RIDGELAND — Aldermen on Tuesday rejected a claim made by a contractor regarding a work-site accident that that occurred at the site of the new City Center complex last September. 

The incident in question involved an excavator used by workers of subcontractor Birdsong Construction on Sept. 12, 2019, at the city center site at the corner ofHighway 51 and School Street.

Jason Clark with Mid State Construction, the contractor that hired Birdsong, said that an excavator hit unfavorable soil conditions and turned over. Clark appealed to the board on behalf of Mid State to grant additional compensation not covered by insurance in the amount of $50,000.

Attorney Sam Gregory from the law firm Baker Donelson represented the contractors and said that the excavator flipped due to unstable soil in a “sediment pond” on the work site. He said the heavy machine essentially drove over “a reservoir of muck” that was too soft to support it.

Birdsong President Jeff Cox said it took his work crews, using two other excavators, to dig out the machine. He said they had to dig in front of the heavy vehicle and smash the windshield to get the driver out. He added that the process took a significant amount time and resources and landed the excavator in a repair shop for three months.

He said his team was not properly notified of the nature of the site, which he said was a former dumping ground for broken concrete, which ultimately contributed to the accident.
“The excavation area did not change, the amount of material did not change, but the type of material did change,” Cox said.

He noted that in addition to the accident, his team was not ready to properly sort the cement pieces in the dirt he was excavating.

“I am not trying to nickel and dime anyone,” Cox said.

Alan Grant spoke on behalf of Dean & Dean Architects, the firm overseeing the construction, which initially denied Mid State’s claim. He brought in John Algood from Benchmark Construction, another firm the city has engaged to work on the project, who argued that Mid State knew the full nature of the site. 

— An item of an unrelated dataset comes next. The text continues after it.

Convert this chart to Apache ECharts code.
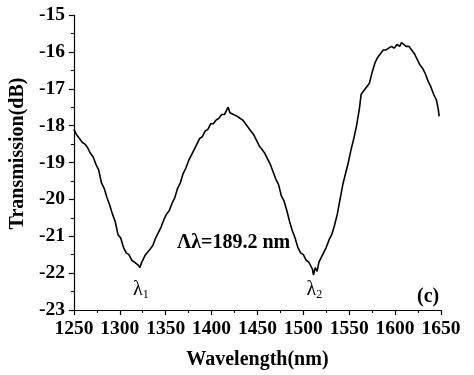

Algood cited exploratory tests done as early as Aug. 20, 2019, and showed pictures of the site taken just days before the incident that he said showed visible indications that the ground may not be suitable for the heavy equipment.

That led to some contentious exchanges between Cox and the aldermen at Tuesday’s board meeting.

“In your opinion, it was safe to run a trackhoe over this,” Ward 2 Alderman Chuck Gautier asked, alluding to the photograph Algood presented.

Cox responded that he had “been driving trackhoes since (he) was eight years old.”

After a short discussion, the board voted to enter into executive session to discuss the matter. After about 20 minutes, the board reconvened and voted unanimously to uphold Dean & Dean Associates’ decision to deny the claim.

Mayor Gene F. McGee said that the City Center building is on track to be open and in use by December and is about half a million dollars under budget.